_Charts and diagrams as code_
[START]

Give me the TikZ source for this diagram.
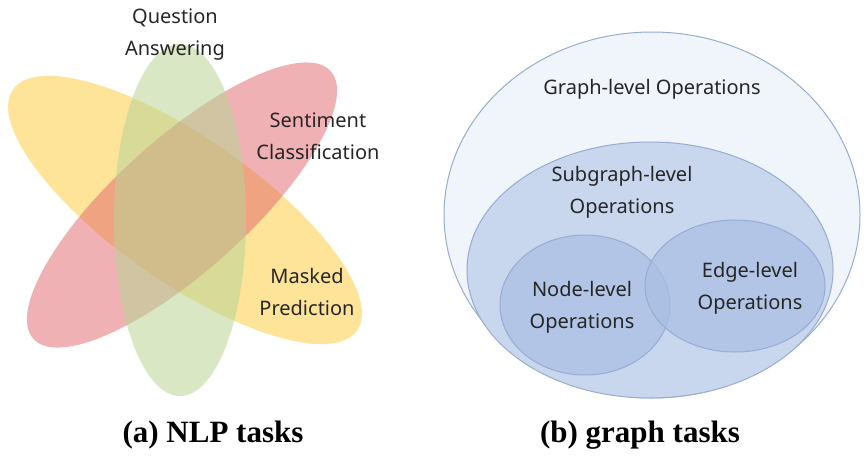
\documentclass[tikz,border=0pt]{standalone}
\usepackage{fontspec}
\setmainfont{Noto Sans}
\newfontfamily\capfont{Liberation Serif}
\begin{document}
\begin{tikzpicture}[x=1pt,y=-1pt,
  lbl/.style={font=\fontsize{20}{32}\selectfont,align=center,text=black!85},
  captext/.style={font=\capfont\bfseries\fontsize{31}{36}\selectfont},
  outer/.style={draw={rgb,255:red,150;green,172;blue,210},line width=1pt}]
\useasboundingbox (0,0) rectangle (866,469);
\definecolor{ye}{RGB}{253,205,70}
\definecolor{rd}{RGB}{225,100,105}
\definecolor{gr}{RGB}{185,212,150}
\definecolor{bl1}{RGB}{240,244,251}
\definecolor{bl2}{RGB}{200,214,238}
\definecolor{bl3}{RGB}{170,190,228}
% left
\fill[ye,opacity=0.55] (185,210) [rotate around={-35:(185,210)}] ellipse [x radius=210,y radius=72];
\fill[rd,opacity=0.5] (182,205) [rotate around={42:(182,205)}] ellipse [x radius=200,y radius=66];
\fill[gr,opacity=0.55] (180,220) ellipse [x radius=66,y radius=176];
\node[lbl] (qa) at (175,35) {Question\\Answering};
\node[lbl] (sc) at (318,136) {Sentiment\\Classification};
\node[lbl] (mp) at (307,292) {Masked\\Prediction};
% right
\filldraw[outer,fill=bl1] (652,215) ellipse [x radius=208,y radius=183];
\filldraw[outer,fill=bl2] (650,270) ellipse [x radius=183,y radius=128];
\filldraw[outer,fill=bl3,fill opacity=0.7] (585,305) ellipse [x radius=85,y radius=70];
\filldraw[outer,fill=bl3,fill opacity=0.7] (735,286) ellipse [x radius=90,y radius=66];
\node[lbl] (gl) at (652,89) {Graph-level Operations};
\node[lbl] (sl) at (622,192) {Subgraph-level\\Operations};
\node[lbl] (nl) at (582,307) {Node-level\\Operations};
\node[lbl] (el) at (750,288) {Edge-level\\Operations};
\node[captext] (ca) at (213,435) {(a) NLP tasks};
\node[captext] (cb) at (640,435) {(b) graph tasks};
\end{tikzpicture}
\end{document}
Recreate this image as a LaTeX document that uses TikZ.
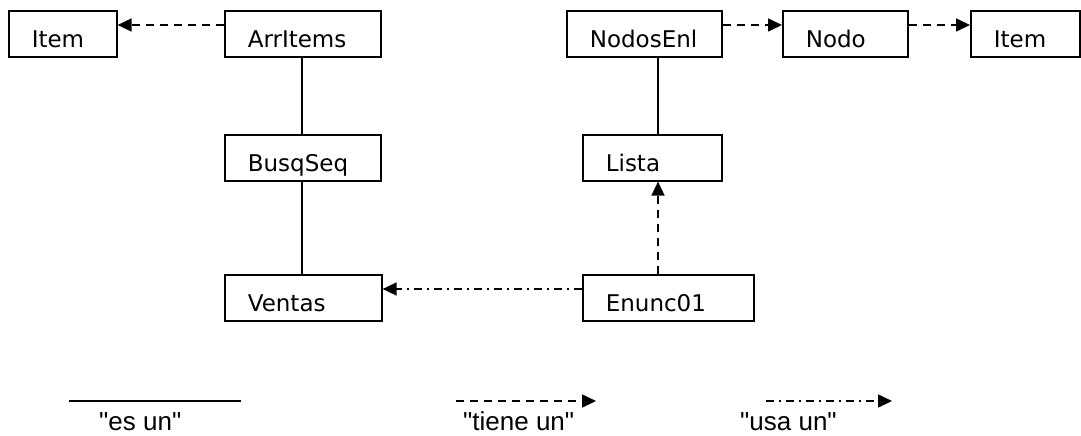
\documentclass[tikz,border=0pt]{standalone}
\usepackage{fontspec}
\setmainfont{DejaVu Sans}
\newfontfamily\legendfont{Liberation Sans}
\usetikzlibrary{arrows.meta}

\tikzset{
  cls/.style={draw, line width=1.6pt, anchor=north west, rectangle,
    inner xsep=23pt, inner ysep=0pt, minimum height=46pt,
    text height=32pt, text depth=4pt, align=left, text width=#1,
    font=\fontsize{23}{25}\selectfont},
  esun/.style={line width=1.6pt},
  tieneun/.style={line width=1.6pt, dash pattern=on 8pt off 6pt,
    -{Triangle[length=14pt,width=13pt]}},
  usaun/.style={line width=1.6pt, dash pattern=on 8pt off 5pt on 2pt off 5pt,
    -{Triangle[length=14pt,width=13pt]}},
  legend/.style={anchor=base west, inner sep=0pt,
    font=\legendfont\fontsize{26}{28}\selectfont}
}

\begin{document}
\begin{tikzpicture}[x=1pt, y=-1pt]
\useasboundingbox (0,0) rectangle (1081,436);

% class boxes
\node[cls=62pt]  (itemL)    at (8,10)    {Item};
\node[cls=110pt] (arritems) at (224,10)  {ArrItems};
\node[cls=110pt] (busqseq)  at (224,134) {BusqSeq};
\node[cls=111pt] (ventas)   at (224,274) {Ventas};
\node[cls=109pt] (nodosenl) at (566,10)  {NodosEnl};
\node[cls=79pt]  (nodo)     at (782,10)  {Nodo};
\node[cls=63pt]  (itemR)    at (970,10)  {Item};
\node[cls=93pt]  (lista)    at (582,134) {Lista};
\node[cls=125pt] (enunc)    at (582,274) {Enunc01};

% helper lines for connector positions
\coordinate (top)   at (0,25);
\coordinate (low)   at (0,289);
\coordinate (colL)  at (302,0);
\coordinate (colR)  at (658,0);

% "es un"
\draw[esun] (arritems.south -| colL) -- (busqseq.north -| colL);
\draw[esun] (busqseq.south -| colL) -- (ventas.north -| colL);
\draw[esun] (nodosenl.south -| colR) -- (lista.north -| colR);

% "tiene un"
\draw[tieneun] (arritems.west |- top) -- (itemL.east |- top);
\draw[tieneun] (nodosenl.east |- top) -- (nodo.west |- top);
\draw[tieneun] (nodo.east |- top) -- (itemR.west |- top);
\draw[tieneun] (enunc.north -| colR) -- (lista.south -| colR);

% "usa un"
\draw[usaun] (enunc.west |- low) -- (ventas.east |- low);

% legend
\coordinate (e1) at (69,401);
\coordinate (e2) at (241,401);
\coordinate (t1) at (456,401);
\coordinate (t2) at (596,401);
\coordinate (u1) at (766,401);
\coordinate (u2) at (892,401);
\draw[esun] (e1) -- (e2);
\draw[tieneun] (t1) -- (t2);
\draw[usaun] (u1) -- (u2);
\node[legend] (le) at (99,430)  {"es un"};
\node[legend] (lt) at (463,430) {"tiene un"};
\node[legend] (lu) at (740,430) {"usa un"};
\end{tikzpicture}
\end{document}
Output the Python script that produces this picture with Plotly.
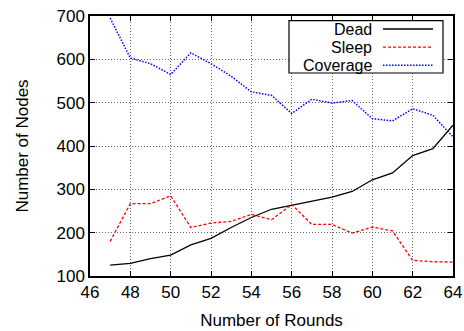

[END]

_The exercise_
Using the material above, set down every line exactly, but skip the pictures.

_Solution to the problem_
Give me the TikZ source for this diagram.
\documentclass[tikz,border=0pt]{standalone}
\usepackage{fontspec}
\setmainfont{Noto Sans}
\newfontfamily\capfont{Liberation Serif}
\begin{document}
\begin{tikzpicture}[x=1pt,y=-1pt,
  lbl/.style={font=\fontsize{20}{32}\selectfont,align=center,text=black!85},
  captext/.style={font=\capfont\bfseries\fontsize{31}{36}\selectfont},
  outer/.style={draw={rgb,255:red,150;green,172;blue,210},line width=1pt}]
\useasboundingbox (0,0) rectangle (866,469);
\definecolor{ye}{RGB}{253,205,70}
\definecolor{rd}{RGB}{225,100,105}
\definecolor{gr}{RGB}{185,212,150}
\definecolor{bl1}{RGB}{240,244,251}
\definecolor{bl2}{RGB}{200,214,238}
\definecolor{bl3}{RGB}{170,190,228}
% left
\fill[ye,opacity=0.55] (185,210) [rotate around={-35:(185,210)}] ellipse [x radius=210,y radius=72];
\fill[rd,opacity=0.5] (182,205) [rotate around={42:(182,205)}] ellipse [x radius=200,y radius=66];
\fill[gr,opacity=0.55] (180,220) ellipse [x radius=66,y radius=176];
\node[lbl] (qa) at (175,35) {Question\\Answering};
\node[lbl] (sc) at (318,136) {Sentiment\\Classification};
\node[lbl] (mp) at (307,292) {Masked\\Prediction};
% right
\filldraw[outer,fill=bl1] (652,215) ellipse [x radius=208,y radius=183];
\filldraw[outer,fill=bl2] (650,270) ellipse [x radius=183,y radius=128];
\filldraw[outer,fill=bl3,fill opacity=0.7] (585,305) ellipse [x radius=85,y radius=70];
\filldraw[outer,fill=bl3,fill opacity=0.7] (735,286) ellipse [x radius=90,y radius=66];
\node[lbl] (gl) at (652,89) {Graph-level Operations};
\node[lbl] (sl) at (622,192) {Subgraph-level\\Operations};
\node[lbl] (nl) at (582,307) {Node-level\\Operations};
\node[lbl] (el) at (750,288) {Edge-level\\Operations};
\node[captext] (ca) at (213,435) {(a) NLP tasks};
\node[captext] (cb) at (640,435) {(b) graph tasks};
\end{tikzpicture}
\end{document}
Recreate this image as a LaTeX document that uses TikZ.
\documentclass[tikz,border=0pt]{standalone}
\usepackage{fontspec}
\setmainfont{DejaVu Sans}
\newfontfamily\legendfont{Liberation Sans}
\usetikzlibrary{arrows.meta}

\tikzset{
  cls/.style={draw, line width=1.6pt, anchor=north west, rectangle,
    inner xsep=23pt, inner ysep=0pt, minimum height=46pt,
    text height=32pt, text depth=4pt, align=left, text width=#1,
    font=\fontsize{23}{25}\selectfont},
  esun/.style={line width=1.6pt},
  tieneun/.style={line width=1.6pt, dash pattern=on 8pt off 6pt,
    -{Triangle[length=14pt,width=13pt]}},
  usaun/.style={line width=1.6pt, dash pattern=on 8pt off 5pt on 2pt off 5pt,
    -{Triangle[length=14pt,width=13pt]}},
  legend/.style={anchor=base west, inner sep=0pt,
    font=\legendfont\fontsize{26}{28}\selectfont}
}

\begin{document}
\begin{tikzpicture}[x=1pt, y=-1pt]
\useasboundingbox (0,0) rectangle (1081,436);

% class boxes
\node[cls=62pt]  (itemL)    at (8,10)    {Item};
\node[cls=110pt] (arritems) at (224,10)  {ArrItems};
\node[cls=110pt] (busqseq)  at (224,134) {BusqSeq};
\node[cls=111pt] (ventas)   at (224,274) {Ventas};
\node[cls=109pt] (nodosenl) at (566,10)  {NodosEnl};
\node[cls=79pt]  (nodo)     at (782,10)  {Nodo};
\node[cls=63pt]  (itemR)    at (970,10)  {Item};
\node[cls=93pt]  (lista)    at (582,134) {Lista};
\node[cls=125pt] (enunc)    at (582,274) {Enunc01};

% helper lines for connector positions
\coordinate (top)   at (0,25);
\coordinate (low)   at (0,289);
\coordinate (colL)  at (302,0);
\coordinate (colR)  at (658,0);

% "es un"
\draw[esun] (arritems.south -| colL) -- (busqseq.north -| colL);
\draw[esun] (busqseq.south -| colL) -- (ventas.north -| colL);
\draw[esun] (nodosenl.south -| colR) -- (lista.north -| colR);

% "tiene un"
\draw[tieneun] (arritems.west |- top) -- (itemL.east |- top);
\draw[tieneun] (nodosenl.east |- top) -- (nodo.west |- top);
\draw[tieneun] (nodo.east |- top) -- (itemR.west |- top);
\draw[tieneun] (enunc.north -| colR) -- (lista.south -| colR);

% "usa un"
\draw[usaun] (enunc.west |- low) -- (ventas.east |- low);

% legend
\coordinate (e1) at (69,401);
\coordinate (e2) at (241,401);
\coordinate (t1) at (456,401);
\coordinate (t2) at (596,401);
\coordinate (u1) at (766,401);
\coordinate (u2) at (892,401);
\draw[esun] (e1) -- (e2);
\draw[tieneun] (t1) -- (t2);
\draw[usaun] (u1) -- (u2);
\node[legend] (le) at (99,430)  {"es un"};
\node[legend] (lt) at (463,430) {"tiene un"};
\node[legend] (lu) at (740,430) {"usa un"};
\end{tikzpicture}
\end{document}
Output the Python script that produces this picture with Plotly.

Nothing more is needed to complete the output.